新年明けまして、…と言いたいところですが、母の喪がまだ明けていない(
[86749])ので失礼させていただきますが、ともかく今年もよろしくお願いいたします。
さて、今年は未年。と言うことで、干支にちなんで「羊」「未」のつく地名にまつわるお話からはじめることとします。
「羊」も「未」も、共にこの字がつく地名は非常に少なく、稀少価値と言ってもよいくらいです。日本には、元々野生の羊がいなかったとされ、家畜としての羊は古くから入ってきたかもしれませんが、本格的に飼育されるようになったのは明治以降になってからと見られます。江戸時代以前には羊を身近に見ることができなかったから「羊」地名が少ない、と言うことになるのでしょうか。
ところで、「羊」のつく地名で最も有名なのは、「蝦夷富士」とも呼ばれる北海道の名峰「羊蹄山」と、同じく北海道は札幌市豊平区の、クラーク博士にもゆかりの「羊ヶ丘」ではないでしょうか。
「羊蹄山」は、古くは「後方羊蹄山」と書いて「しりべしやま」と呼ばれ、その由来は遠く「日本書紀」の「蝦夷『征伐』」の記事にも遡るといわれますが、真偽は定かではないようです。「しりべし」の読みは、「しりへ」に「後方」を当て、「羊蹄」が「し」で、これは「ギシギシ」という植物の古い呼び名で、その漢名を当てたようです(谷有二氏著「富士山はなぜフジサンか」(
[84027])より)。「後志」の地名も、この「しりべし山」と関係すると思われます。後になって、「後方」が方角を表しているものと誤解され、この2文字が外されて「羊蹄山」と書かれ、音読みされるようになったのが定着したようにも思われますが、本当はどうなのでしょうか。
埼玉県秩父市には「羊山公園」があり、春になると一面の芝桜で埋め尽くされる観光名所になっています(
秩父市HPより)。この「羊山」の由来にも関係ありそうなものとして、現在の群馬県高崎市にある「
多胡碑」と、この碑文に見える、人名と思われる「羊」という人物にまつわる伝承について、梅原猛氏の「塔」という著書(集英社・昭和51年発行)に詳しく書かれています。この「羊」という人物は、奈良時代の初め、和銅4年(711)に置かれた上野国多胡郡を賜って支配した豪族とされ、渡来人の一族ではないかと言われているようです。「羊」という人物は、秩父地方にも深いゆかりがあり、「羊太夫」という名で呼ばれて多くの伝承が残り、秩父市黒谷にある「和同開珎」鋳造の遺跡にも、「羊」が深くかかわっていたという話が伝わっているようです。

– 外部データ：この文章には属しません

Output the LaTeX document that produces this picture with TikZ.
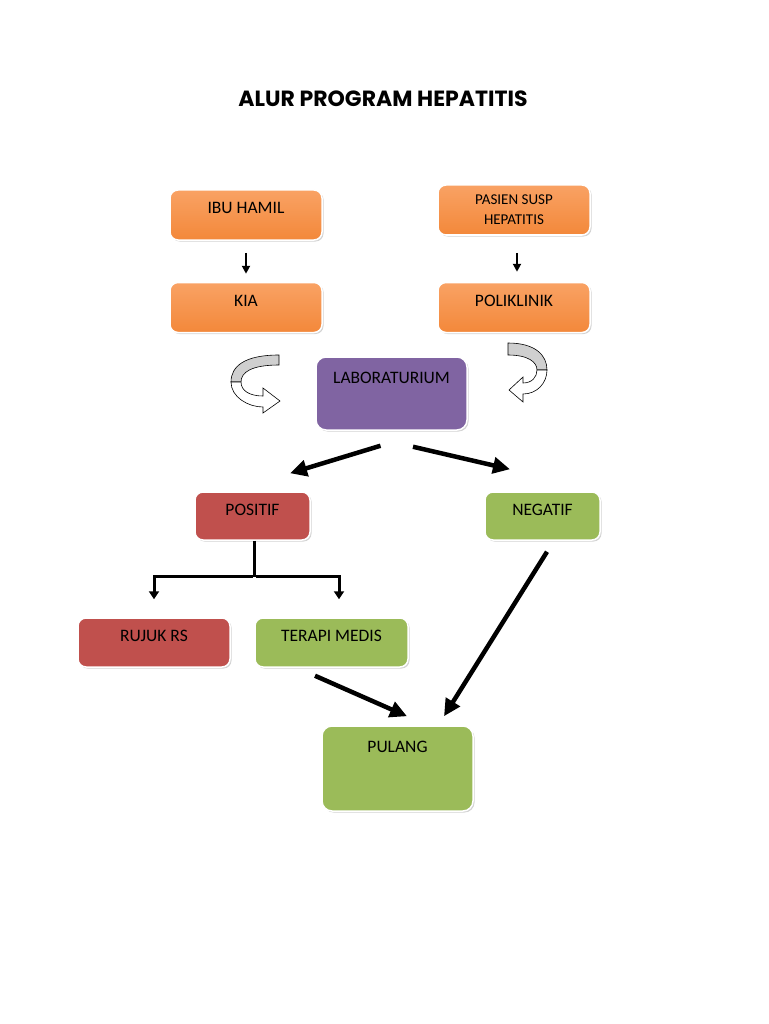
\documentclass[tikz,border=0pt]{standalone}
\usepackage{fontspec}
\setmainfont{Carlito}
\newfontfamily\titlefont{Poppins}
\usetikzlibrary{arrows.meta,positioning,shadows}

\definecolor{orangetop}{HTML}{F9A264}
\definecolor{orangebot}{HTML}{F3883A}
\definecolor{labpurple}{HTML}{8064A2}
\definecolor{posred}{HTML}{C0504D}
\definecolor{neggreen}{HTML}{9BBB59}
\definecolor{ribbongray}{HTML}{CFCFCF}

\begin{document}
\begin{tikzpicture}[x=1pt,y=-1pt,every node/.style={font=\fontsize{17.5}{20}\selectfont},
    box/.style={draw=white,line width=1.5pt,rounded corners=8pt,inner sep=0pt,
      drop shadow={shadow xshift=1.5pt,shadow yshift=-1.5pt,opacity=.35}},
    orangebox/.style={box,top color=orangetop,bottom color=orangebot,minimum width=152pt,text height=24pt,text depth=26pt},
    labbox/.style={box,fill=labpurple,rounded corners=10pt,minimum width=151pt,text height=26pt,text depth=47pt},
    redbox/.style={box,fill=posred,minimum width=115pt,text height=23pt,text depth=25pt},
    greenbox/.style={box,fill=neggreen,minimum width=115pt,text height=23pt,text depth=25pt},
    bigarrow/.style={line width=4.5pt,-{Triangle[length=17pt,width=16pt]}},
    smallarrow/.style={line width=2pt,-{Triangle[length=8pt,width=8pt]}},
    branch/.style={line width=3pt}]

    \useasboundingbox (0,0) rectangle (768,1024);

    \node[anchor=base] (TITLE) at (383,107) {\titlefont\bfseries\fontsize{22}{26}\selectfont ALUR PROGRAM HEPATITIS};

    \node[orangebox] (IBU) at (246,215) {IBU HAMIL};
    \node[box,top color=orangetop,bottom color=orangebot,minimum width=152pt,minimum height=50pt,align=center,
      font=\fontsize{15}{20}\selectfont] (PASIEN) at (514,210) {PASIEN SUSP\\HEPATITIS};
    \node[orangebox] (KIA) at (246,307.5) {KIA};
    \node[orangebox] (POLI) at (514,307.5) {POLIKLINIK};
    \node[labbox] (LAB) at (391.5,393.5) {LABORATURIUM};
    \node[redbox] (POS) at (252.5,516) {POSITIF};
    \node[greenbox] (NEG) at (542.5,516) {NEGATIF};
    \node[redbox,minimum width=152pt,text depth=26pt] (RUJUK) at (154,642.5) {RUJUK RS};
    \node[greenbox,minimum width=153pt,text depth=26pt] (TERAPI) at (331.5,642.5) {TERAPI MEDIS};
    \node[greenbox,rounded corners=10pt,minimum width=151pt,text height=26pt,text depth=59pt] (PULANG) at (397.5,768.5) {PULANG};

    \draw[smallarrow] ([yshift=-12pt]IBU.south) -- ([yshift=8pt]KIA.north);
    \draw[smallarrow] ([xshift=3pt,yshift=-17pt]PASIEN.south) -- ([xshift=3pt,yshift=10pt]POLI.north);

    % curved arrows beside the lab
    \draw[line width=.6pt,fill=ribbongray] (279,355) .. controls (245,355) and (231,366) .. (231,382)
      -- (241,382) .. controls (241,372) and (252,365) .. (279,365) -- cycle;
    \draw[line width=.6pt,fill=white] (231,382) .. controls (231,397) and (248,407) .. (263,407)
      -- (263,413) -- (280,401) -- (263,388) -- (263,396) .. controls (250,396) and (241,391) .. (241,382) -- cycle;
    \draw[line width=.6pt,fill=ribbongray] (508,343) .. controls (535,343) and (547,355) .. (547,370)
      -- (537,370) .. controls (537,362) and (528,355) .. (508,355) -- cycle;
    \draw[line width=.6pt,fill=white] (547,370) .. controls (547,383) and (537,394) .. (523,394)
      -- (523,402) -- (509,390) -- (523,377) -- (523,383) .. controls (532,383) and (537,377) .. (537,370) -- cycle;

    \draw[bigarrow] ([xshift=-11pt,yshift=-15pt]LAB.south) -- ([xshift=37.5pt,yshift=18pt]POS.north);
    \draw[bigarrow] ([xshift=21.5pt,yshift=-16pt]LAB.south) -- ([xshift=-32.5pt,yshift=22pt]NEG.north);

    \draw[branch] (POS.south) ++(1.5,0) -- ++(0,36) coordinate (FORK);
    \draw[branch,-{Triangle[length=8pt,width=10pt]}] ([xshift=-1.5pt]FORK) -| ([yshift=18pt]RUJUK.north);
    \draw[branch,-{Triangle[length=8pt,width=10pt]}] ([xshift=1.5pt]FORK) -| ([xshift=7.5pt,yshift=18pt]TERAPI.north);

    \draw[bigarrow] ([xshift=-16.5pt,yshift=-8pt]TERAPI.south) -- ([xshift=9.5pt,yshift=9pt]PULANG.north);
    \draw[bigarrow] ([xshift=4.5pt,yshift=-11pt]NEG.south) -- ([xshift=46.5pt,yshift=9pt]PULANG.north);
\end{tikzpicture}
\end{document}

秩父市の「羊山」も、この「羊太夫」伝説とつながっているのでしょうか。「羊」という人名は、昭和58年に東京都国立市の遺跡からの出土品に「武蔵国多磨 羊」と文字が書かれていたものがあり(
国立市HPより)、「羊」と名乗る複数の人物が関東地方各地にいたのかもしれません。
熊本県天草下島には、「
羊角湾」があります。
「未」のつく地名として、島根県安来市伯太町に「
未明」と書いて「ほのか」と読む風雅な地名があります。まだ夜が明け切れていない空の、ほのかな明かりを表したものでしょうか。広島県庄原市東城町には「
帝釈未渡(みど)」と言う地名があり、景勝地「帝釈峡」の一角を占めています。「地理院地図」では、このほかに小字クラスの地名や、河川名などでいくつかヒットするようです。「つくばみらい市」や横浜市「みなとみらい」の「みらい」は「未来」の意味でしょうが、漢字が当てられていません。

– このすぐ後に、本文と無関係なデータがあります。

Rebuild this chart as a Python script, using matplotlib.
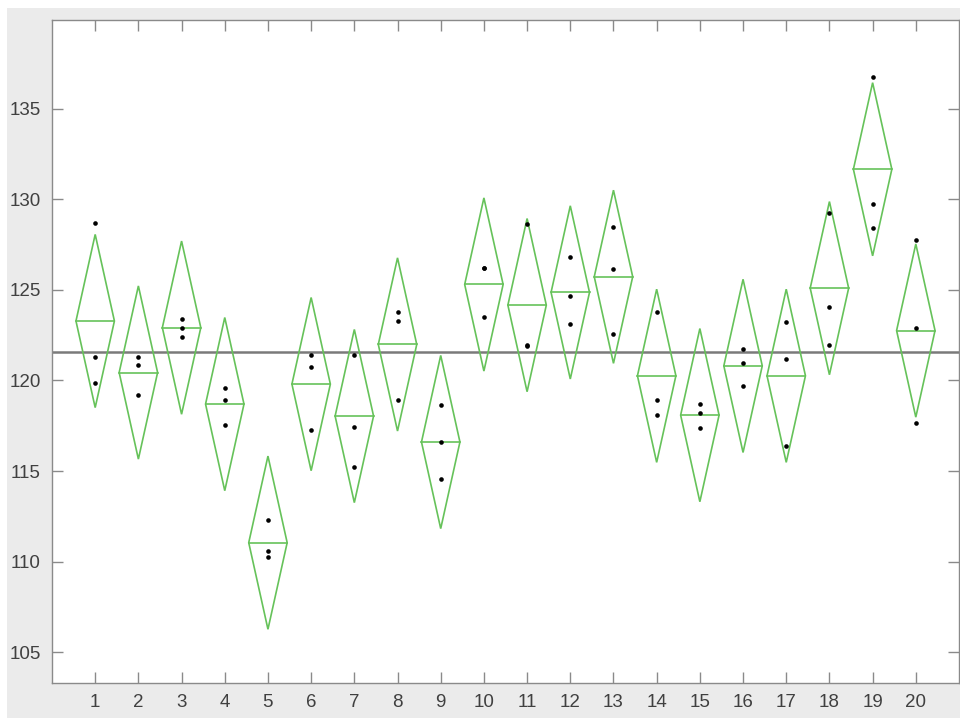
import numpy as np
import matplotlib
matplotlib.use("Agg")
import matplotlib.pyplot as plt
from matplotlib.patches import Rectangle, Polygon

groups = list(range(1, 21))
obs = [
    [128.71, 121.27, 119.87],
    [121.28, 120.83, 119.21],
    [123.42, 122.92, 122.41],
    [119.61, 118.93, 117.55],
    [112.29, 110.60, 110.25],
    [121.39, 120.75, 117.26],
    [121.43, 117.44, 115.24],
    [123.79, 123.27, 118.91],
    [118.64, 116.63, 114.54],
    [126.19, 126.22, 123.49],
    [128.64, 121.95, 121.89],
    [126.80, 124.69, 123.10],
    [128.45, 126.16, 122.57],
    [123.79, 118.92, 118.07],
    [118.71, 118.20, 117.35],
    [121.73, 120.98, 119.71],
    [123.25, 121.17, 116.36],
    [129.26, 124.06, 121.97],
    [136.78, 129.76, 128.44],
    [127.77, 122.87, 117.63],
]
ci_half = 4.78          # pooled confidence half-height of each diamond
diamond_half_width = 0.445
yticks = [105, 110, 115, 120, 125, 130, 135]

green = "#66c25a"
fig = plt.figure(figsize=(9.6, 7.18), dpi=100)
fig.patch.set_facecolor("white")
fig.patches.append(Rectangle((7 / 960, 0), 1 - 7 / 960, (718 - 8) / 718,
                             transform=fig.transFigure, facecolor="#ebebeb",
                             edgecolor="none", zorder=-10))
ax = fig.add_axes([52 / 960, (718 - 683) / 718, (959 - 52) / 960, (683 - 20) / 718])
ax.set_facecolor("white")

means = [np.mean(o) for o in obs]
grand = np.mean(means)

for g, o, m in zip(groups, obs, means):
    w = diamond_half_width
    poly = Polygon([(g - w, m), (g, m + ci_half), (g + w, m), (g, m - ci_half)],
                   closed=True, fill=False, edgecolor=green, linewidth=1.2, zorder=2)
    ax.add_patch(poly)
    ax.plot([g - w, g + w], [m, m], color=green, linewidth=1.2, zorder=2)
    ax.scatter([g] * len(o), o, s=11, color="black", zorder=3, linewidths=0)

ax.axhline(grand, color="#7a7a7a", linewidth=1.8, zorder=1)

ax.set_xlim(0, 21)
ax.set_ylim(103.3, 139.9)
ax.set_xticks(groups)
ax.set_xticklabels([str(g) for g in groups])
ax.set_yticks(yticks)
ax.set_yticklabels([str(t) for t in yticks])

for s in ax.spines.values():
    s.set_color("#8a8a8a")
    s.set_linewidth(1.0)
ax.tick_params(direction="in", length=8, width=1.0, color="#8a8a8a",
               top=True, right=True, labelsize=13.5, labelcolor="#404040",
               pad=8)
for lab in ax.get_xticklabels() + ax.get_yticklabels():
    lab.set_fontfamily("Liberation Sans")

fig.savefig("out.png", dpi=100, facecolor=fig.get_facecolor())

最後に脱線して、「星座」の話を。星占いでもお馴染みの「牡羊座」。春分の日から1ヶ月間が当てられていますが、長い間の地軸の「首振り運動」により、現在では実際の春分点は隣の「魚座」に入っているようです。「牡羊座」は、秋から初冬にかけて南の空高く見えますが、明るい星が少ないため、都会の空では見つけにくいでしょう。